The end of chalkboards

The Guardian’s chalkboards have been really useful to this site. We spend a lot of time trying to understand the game, understand why things have happened, and the chalkboards always helped us to do this.

Over time you learned to look for different things: how high up the pitch were the two teams’ full-backs getting? Which attacking players were getting in and around the box? Where are the midfielders playing, and how are they doing at keeping possession?

A few flicks through the chalkboards after a game could give you a sense of what had happened out there. And now they’re gone, the Guardian’s contract with Opta being up and not renewed. I am sure that similar tools are available elsewhere, but in these cost-cutting times I’m not sure that this’ll be the case for much longer. The Telegraph site, which also used to be handy for further analysis, seem to have stopped their detailed stuff after Norwich, too. ESPN does the heatmap thing but I don’t know how useful that is.

So… bummer, really.

12 thoughts on “The end of chalkboards

  1. Aw crap, and here I just went and registered on the Guardian’s website because I wanted to look at the chalkboards from the Arsenal match.

  2. I noticed that a few weeks ago when the embedding functionality stopped. Plus, the link disappeared from the Guardian’s navigation header.

    Oh well. Guess this means I’m fired.

  3. Very annoyed about this. Love reading chalkboard analysis – adds a whole new element to following this wonderful sport.
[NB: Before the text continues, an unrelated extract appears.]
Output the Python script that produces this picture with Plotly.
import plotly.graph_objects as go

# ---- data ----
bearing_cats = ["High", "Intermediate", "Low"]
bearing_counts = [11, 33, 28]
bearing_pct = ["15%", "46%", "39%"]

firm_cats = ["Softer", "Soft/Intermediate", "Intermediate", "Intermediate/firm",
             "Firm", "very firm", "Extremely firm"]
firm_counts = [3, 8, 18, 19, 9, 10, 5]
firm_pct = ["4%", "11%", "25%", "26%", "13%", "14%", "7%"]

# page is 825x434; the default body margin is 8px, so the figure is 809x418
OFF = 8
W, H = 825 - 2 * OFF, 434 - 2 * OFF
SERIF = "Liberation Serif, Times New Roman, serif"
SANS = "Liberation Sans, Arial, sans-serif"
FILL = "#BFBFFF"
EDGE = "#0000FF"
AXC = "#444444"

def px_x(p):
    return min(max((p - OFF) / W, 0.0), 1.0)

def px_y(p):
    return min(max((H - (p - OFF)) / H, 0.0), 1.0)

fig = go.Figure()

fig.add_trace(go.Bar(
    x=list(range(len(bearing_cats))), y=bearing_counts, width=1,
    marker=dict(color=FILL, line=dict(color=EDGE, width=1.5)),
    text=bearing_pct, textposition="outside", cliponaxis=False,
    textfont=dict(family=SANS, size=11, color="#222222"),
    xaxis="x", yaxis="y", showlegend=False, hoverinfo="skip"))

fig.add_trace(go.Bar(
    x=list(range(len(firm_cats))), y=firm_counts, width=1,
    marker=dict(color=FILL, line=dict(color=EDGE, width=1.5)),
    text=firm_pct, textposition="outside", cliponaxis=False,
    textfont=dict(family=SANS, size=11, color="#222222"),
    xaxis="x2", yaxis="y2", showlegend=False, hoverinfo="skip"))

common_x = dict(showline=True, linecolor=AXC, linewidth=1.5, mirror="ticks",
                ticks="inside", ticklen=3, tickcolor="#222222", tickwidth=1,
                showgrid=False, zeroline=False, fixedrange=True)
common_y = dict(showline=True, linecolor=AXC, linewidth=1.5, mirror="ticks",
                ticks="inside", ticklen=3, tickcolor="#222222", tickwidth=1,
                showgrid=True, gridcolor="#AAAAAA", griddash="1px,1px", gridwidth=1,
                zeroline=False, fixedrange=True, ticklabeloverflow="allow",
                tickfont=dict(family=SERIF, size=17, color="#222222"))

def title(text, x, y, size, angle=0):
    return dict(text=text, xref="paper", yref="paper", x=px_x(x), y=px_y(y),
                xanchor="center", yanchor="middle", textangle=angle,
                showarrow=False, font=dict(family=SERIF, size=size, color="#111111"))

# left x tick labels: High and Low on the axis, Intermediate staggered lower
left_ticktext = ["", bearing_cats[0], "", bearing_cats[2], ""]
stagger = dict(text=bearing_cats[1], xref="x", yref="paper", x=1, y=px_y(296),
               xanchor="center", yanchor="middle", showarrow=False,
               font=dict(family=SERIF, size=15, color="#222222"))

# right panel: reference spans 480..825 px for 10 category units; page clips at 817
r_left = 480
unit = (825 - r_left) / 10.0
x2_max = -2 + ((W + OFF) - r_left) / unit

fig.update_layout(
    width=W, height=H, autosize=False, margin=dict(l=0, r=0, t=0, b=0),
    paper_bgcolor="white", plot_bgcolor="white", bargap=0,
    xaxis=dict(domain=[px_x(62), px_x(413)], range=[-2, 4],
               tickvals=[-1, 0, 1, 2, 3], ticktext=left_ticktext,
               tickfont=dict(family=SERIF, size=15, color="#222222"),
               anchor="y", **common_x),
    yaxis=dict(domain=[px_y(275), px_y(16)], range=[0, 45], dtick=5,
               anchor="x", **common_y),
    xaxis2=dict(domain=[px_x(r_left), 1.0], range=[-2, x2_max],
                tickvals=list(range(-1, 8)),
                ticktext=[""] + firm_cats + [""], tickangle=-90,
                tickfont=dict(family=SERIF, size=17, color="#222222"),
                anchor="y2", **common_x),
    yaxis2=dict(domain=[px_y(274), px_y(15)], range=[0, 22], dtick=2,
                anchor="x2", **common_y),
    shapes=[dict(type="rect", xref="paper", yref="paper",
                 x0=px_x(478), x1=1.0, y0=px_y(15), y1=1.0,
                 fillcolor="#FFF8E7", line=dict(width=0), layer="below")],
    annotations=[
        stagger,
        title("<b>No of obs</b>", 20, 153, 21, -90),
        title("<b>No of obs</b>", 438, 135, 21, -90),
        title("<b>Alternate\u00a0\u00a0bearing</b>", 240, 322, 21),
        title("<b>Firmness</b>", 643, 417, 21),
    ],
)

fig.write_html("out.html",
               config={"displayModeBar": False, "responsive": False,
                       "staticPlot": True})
    Rich, might be worth getting in touch with our press girl Sarah Brookes and seeing if she can have a word with her friends in the press about where we might be able to find these tools in the future…
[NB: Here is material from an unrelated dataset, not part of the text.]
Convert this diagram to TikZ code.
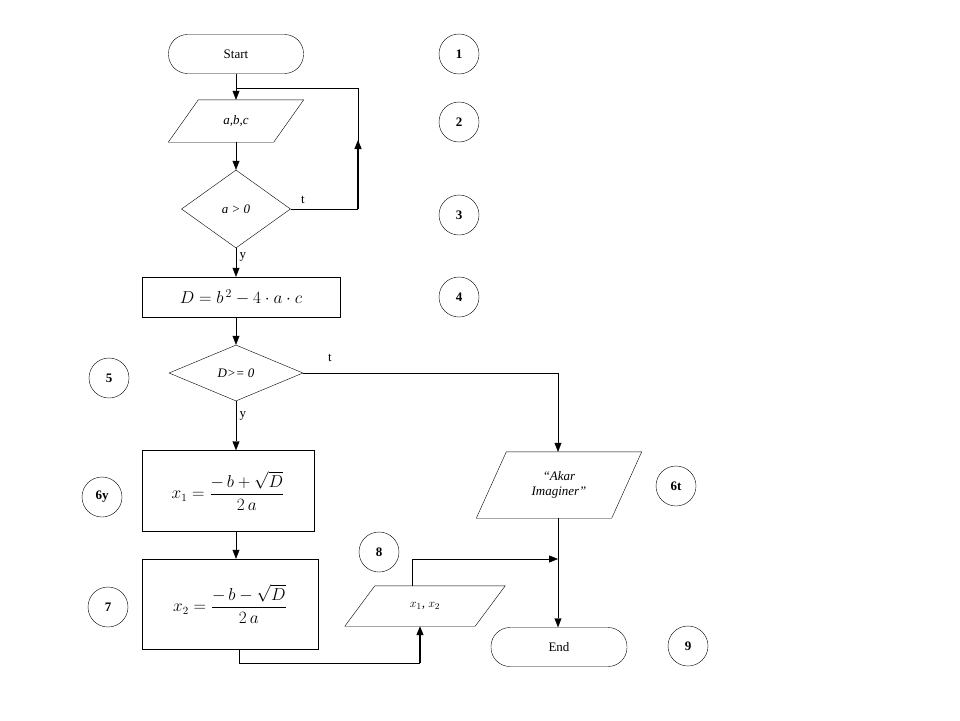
\documentclass[tikz,border=0pt]{standalone}
\usepackage{fontspec}
\setmainfont{Liberation Serif}
\usetikzlibrary{shapes.geometric,arrows.meta}
\begin{document}
\begin{tikzpicture}[x=1pt,y=-1pt,
  every node/.style={font=\fontsize{13}{15}\selectfont},
  term/.style={draw,rounded corners=19pt,minimum width=135pt,minimum height=39pt,inner sep=0},
  io/.style={inner sep=0,minimum height=40pt},
  dec/.style={draw,diamond,inner sep=0},
  proc/.style={draw,inner sep=0},
  num/.style={draw,circle,minimum size=40pt,inner sep=0,font=\bfseries\fontsize{13}{15}\selectfont},
  arr/.style={-{Triangle[length=9pt,width=7pt]}},
  lab/.style={font=\fontsize{13}{15}\selectfont}]
\useasboundingbox (0,0) rectangle (960,720);
\newcommand\para[2]{\draw ([xshift=#2]#1.north west) -- ([xshift=#2]#1.north east) -- ([xshift=-#2]#1.south east) -- ([xshift=-#2]#1.south west) -- cycle;}
\node[term] (start) at (236,54) {Start};
\node[io,minimum width=105pt,minimum height=42pt] (abc) at (236,121) {\itshape a,b,c};
\para{abc}{15pt}
\node[dec,minimum width=109pt,minimum height=78pt] (d1) at (236,209) {\itshape a > 0};
\node[proc,minimum width=198pt,minimum height=40pt] (dbox) at (241,297) {\fontsize{17}{19}\selectfont $D = b^{\,2} - 4\cdot a\cdot c$};
\node[dec,minimum width=134pt,minimum height=56pt] (d2) at (236,373) {\itshape D>= 0};
\node[proc,minimum width=172pt,minimum height=81pt] (x1) at (228,491) {\fontsize{16}{18}\selectfont $\displaystyle x_1 = \frac{-\,b + \sqrt{D}}{2\,a}$};
\node[proc,minimum width=176pt,minimum height=90pt] (x2) at (230,604) {\fontsize{16}{18}\selectfont $\displaystyle x_2 = \frac{-\,b - \sqrt{D}}{2\,a}$};
\node[io,minimum width=135pt,minimum height=66pt,align=center] (akar) at (559,485) {\itshape ``Akar\\\itshape Imaginer''};
\para{akar}{15pt}
\node[io,minimum width=130pt] (out) at (425,606) {\itshape $x_1$, $x_2$};
\para{out}{15pt}
\node[term,minimum width=136pt] (end) at (559,647) {End};
\node[num] at (459,54) {1};
\node[num] at (459,122) {2};
\node[num] at (459,215) {3};
\node[num] at (459,297) {4};
\node[num] at (109,378) {5};
\node[num] at (102,497) {6y};
\node[num] at (676,486) {6t};
\node[num] at (108,607) {7};
\node[num] at (379,552) {8};
\node[num] at (688,646) {9};
\coordinate (c1) at (358,209);
\coordinate (c2) at (358,88);
\coordinate (c3) at (236,88);
\coordinate (c4) at (558,373);
\coordinate (c5) at (239,663);
\coordinate (c6) at (420,663);
\coordinate (c7) at (412,559);
\coordinate (c8) at (558,559);
\draw[arr] (start) -- (abc);
\draw[arr] (abc) -- (d1);
\draw (d1.east) -- (c1);
\draw[arr,line width=1.2pt] (c1) -- (358,140);
\draw (358,142) -- (c2) -- (c3);
\draw[arr] (d1.south) -- (dbox.north -| d1) node[lab,pos=0.3,right] {y};
\node[lab] at (303,200) {t};
\draw[arr] (dbox.south -| d2) -- (d2);
\draw[arr] (d2.east) -- (c4) -- (akar.north -| c4);
\node[lab] at (330,358) {t};
\draw[arr] (d2) -- (x1.north -| d2) node[lab,pos=0.3,right] {y};
\draw[arr] (x1.south -| d2) -- (x2.north -| d2);
\draw (x2.south -| c5) -- (c5) -- (c6);
\draw[arr,line width=1.2pt] (c6) -- (out.south -| c6);
\draw (out.north -| c7) -- (c7);
\draw[arr] (c7) -- (c8);
\draw[arr] (akar.south -| c4) -- (end.north -| c4);
\end{tikzpicture}
\end{document}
    1. I’d wager that FFC pay a considerable sum for Chalkboard-like data. Don’t they’ll let the fans have it though!

      1. yea but she may know people at other press companies who could may subscribe to some something similar…i dunno. Something a fan could access – even if for a small fee. There is just no proper analysis of football games anymore – just crappy “x had a good game, y didn’t. X should have been carded, y shouldn’t have been sent off.” Its dull – I liked looking at stuff like the chalkboards and making my own conclusions on games.